━━━ THE RECORDS ━━━

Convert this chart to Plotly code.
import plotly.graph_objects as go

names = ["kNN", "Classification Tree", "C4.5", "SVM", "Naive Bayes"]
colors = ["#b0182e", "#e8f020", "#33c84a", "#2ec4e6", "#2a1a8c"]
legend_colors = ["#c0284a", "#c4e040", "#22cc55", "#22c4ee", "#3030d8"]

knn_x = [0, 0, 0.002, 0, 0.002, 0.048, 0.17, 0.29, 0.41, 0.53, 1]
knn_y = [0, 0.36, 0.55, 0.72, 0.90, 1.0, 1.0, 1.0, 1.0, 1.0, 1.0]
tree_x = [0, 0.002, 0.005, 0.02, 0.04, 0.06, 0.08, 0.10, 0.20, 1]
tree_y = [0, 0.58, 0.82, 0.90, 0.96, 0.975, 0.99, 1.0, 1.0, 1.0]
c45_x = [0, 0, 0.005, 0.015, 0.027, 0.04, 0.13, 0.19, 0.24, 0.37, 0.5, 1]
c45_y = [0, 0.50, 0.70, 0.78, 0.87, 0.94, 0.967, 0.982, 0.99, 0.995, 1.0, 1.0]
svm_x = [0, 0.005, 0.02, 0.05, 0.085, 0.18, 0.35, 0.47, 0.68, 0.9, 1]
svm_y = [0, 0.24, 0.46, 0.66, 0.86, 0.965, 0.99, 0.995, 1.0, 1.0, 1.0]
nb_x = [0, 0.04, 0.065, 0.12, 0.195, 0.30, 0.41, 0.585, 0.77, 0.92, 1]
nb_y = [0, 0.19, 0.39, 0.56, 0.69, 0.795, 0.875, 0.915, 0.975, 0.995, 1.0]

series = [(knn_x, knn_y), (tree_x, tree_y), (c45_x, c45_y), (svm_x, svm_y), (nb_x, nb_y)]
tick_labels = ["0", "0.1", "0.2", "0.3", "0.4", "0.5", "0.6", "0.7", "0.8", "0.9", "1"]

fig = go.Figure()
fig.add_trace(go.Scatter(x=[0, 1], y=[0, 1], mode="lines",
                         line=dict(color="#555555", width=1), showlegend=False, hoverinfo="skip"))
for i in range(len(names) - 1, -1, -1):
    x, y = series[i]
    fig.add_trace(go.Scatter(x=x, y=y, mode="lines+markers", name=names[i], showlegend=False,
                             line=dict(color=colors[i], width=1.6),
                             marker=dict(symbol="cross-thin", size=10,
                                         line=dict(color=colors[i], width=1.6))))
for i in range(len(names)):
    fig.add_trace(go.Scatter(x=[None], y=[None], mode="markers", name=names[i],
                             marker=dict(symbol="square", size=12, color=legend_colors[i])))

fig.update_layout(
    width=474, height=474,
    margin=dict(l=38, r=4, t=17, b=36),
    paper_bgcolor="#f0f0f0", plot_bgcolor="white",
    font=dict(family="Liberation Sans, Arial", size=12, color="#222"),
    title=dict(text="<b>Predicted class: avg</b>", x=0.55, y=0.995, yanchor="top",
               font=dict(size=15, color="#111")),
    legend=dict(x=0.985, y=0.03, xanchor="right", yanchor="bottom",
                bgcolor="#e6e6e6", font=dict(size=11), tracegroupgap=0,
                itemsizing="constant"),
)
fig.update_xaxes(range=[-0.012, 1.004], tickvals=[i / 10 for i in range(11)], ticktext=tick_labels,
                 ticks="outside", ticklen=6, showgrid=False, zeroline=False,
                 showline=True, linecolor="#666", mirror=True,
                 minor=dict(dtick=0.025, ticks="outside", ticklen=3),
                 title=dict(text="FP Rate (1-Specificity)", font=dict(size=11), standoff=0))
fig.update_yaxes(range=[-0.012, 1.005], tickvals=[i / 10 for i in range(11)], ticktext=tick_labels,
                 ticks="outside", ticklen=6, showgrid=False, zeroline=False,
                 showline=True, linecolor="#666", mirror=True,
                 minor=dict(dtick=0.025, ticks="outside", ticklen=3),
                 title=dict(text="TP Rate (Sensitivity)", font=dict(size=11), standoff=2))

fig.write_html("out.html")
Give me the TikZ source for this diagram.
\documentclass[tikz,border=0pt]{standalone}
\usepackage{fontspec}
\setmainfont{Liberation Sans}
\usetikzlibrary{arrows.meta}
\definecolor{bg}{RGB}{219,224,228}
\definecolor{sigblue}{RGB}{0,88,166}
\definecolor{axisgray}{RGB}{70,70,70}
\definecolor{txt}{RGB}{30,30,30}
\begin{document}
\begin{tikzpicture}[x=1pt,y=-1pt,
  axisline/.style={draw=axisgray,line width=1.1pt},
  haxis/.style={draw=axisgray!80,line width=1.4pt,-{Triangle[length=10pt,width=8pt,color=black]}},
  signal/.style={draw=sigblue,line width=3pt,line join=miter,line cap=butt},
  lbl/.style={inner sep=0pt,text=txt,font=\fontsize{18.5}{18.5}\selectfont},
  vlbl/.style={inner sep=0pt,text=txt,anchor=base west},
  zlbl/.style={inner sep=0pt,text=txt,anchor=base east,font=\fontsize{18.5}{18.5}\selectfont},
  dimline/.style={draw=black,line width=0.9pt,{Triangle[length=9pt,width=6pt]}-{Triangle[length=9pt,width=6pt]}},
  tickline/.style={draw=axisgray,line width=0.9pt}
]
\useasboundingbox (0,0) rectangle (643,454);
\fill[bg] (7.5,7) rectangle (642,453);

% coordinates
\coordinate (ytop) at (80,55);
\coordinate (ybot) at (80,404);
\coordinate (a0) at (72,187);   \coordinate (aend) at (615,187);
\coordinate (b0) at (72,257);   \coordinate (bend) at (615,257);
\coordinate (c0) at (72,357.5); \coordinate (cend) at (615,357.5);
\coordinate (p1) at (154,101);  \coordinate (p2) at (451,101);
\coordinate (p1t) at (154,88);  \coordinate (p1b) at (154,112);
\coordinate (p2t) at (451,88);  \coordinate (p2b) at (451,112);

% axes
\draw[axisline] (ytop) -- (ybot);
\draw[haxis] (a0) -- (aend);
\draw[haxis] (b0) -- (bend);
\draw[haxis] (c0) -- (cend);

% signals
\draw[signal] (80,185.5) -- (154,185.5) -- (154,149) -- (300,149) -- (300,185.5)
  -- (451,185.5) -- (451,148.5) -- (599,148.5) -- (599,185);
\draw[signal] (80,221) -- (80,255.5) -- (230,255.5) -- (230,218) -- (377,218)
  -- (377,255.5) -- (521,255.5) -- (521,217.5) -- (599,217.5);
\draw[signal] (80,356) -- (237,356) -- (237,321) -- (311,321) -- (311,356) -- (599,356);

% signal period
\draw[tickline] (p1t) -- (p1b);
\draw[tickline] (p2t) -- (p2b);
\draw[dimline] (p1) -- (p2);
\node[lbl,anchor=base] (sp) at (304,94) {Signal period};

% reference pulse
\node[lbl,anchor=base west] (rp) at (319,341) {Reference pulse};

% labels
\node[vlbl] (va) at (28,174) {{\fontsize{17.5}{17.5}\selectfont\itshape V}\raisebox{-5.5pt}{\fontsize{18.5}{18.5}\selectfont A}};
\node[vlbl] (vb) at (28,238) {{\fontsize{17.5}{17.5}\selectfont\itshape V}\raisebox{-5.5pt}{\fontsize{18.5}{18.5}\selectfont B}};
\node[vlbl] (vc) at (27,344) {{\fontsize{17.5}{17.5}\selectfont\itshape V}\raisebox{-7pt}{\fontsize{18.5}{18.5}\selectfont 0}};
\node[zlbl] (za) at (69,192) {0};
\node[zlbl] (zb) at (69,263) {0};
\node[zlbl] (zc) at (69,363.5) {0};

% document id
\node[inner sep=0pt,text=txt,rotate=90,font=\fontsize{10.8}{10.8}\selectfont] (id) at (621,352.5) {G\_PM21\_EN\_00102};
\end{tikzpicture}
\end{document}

━━━

Locate the string "this" in the listing above and copy every line where it occurs.

Convert this chart to Plotly code.
Give me the TikZ source for this diagram.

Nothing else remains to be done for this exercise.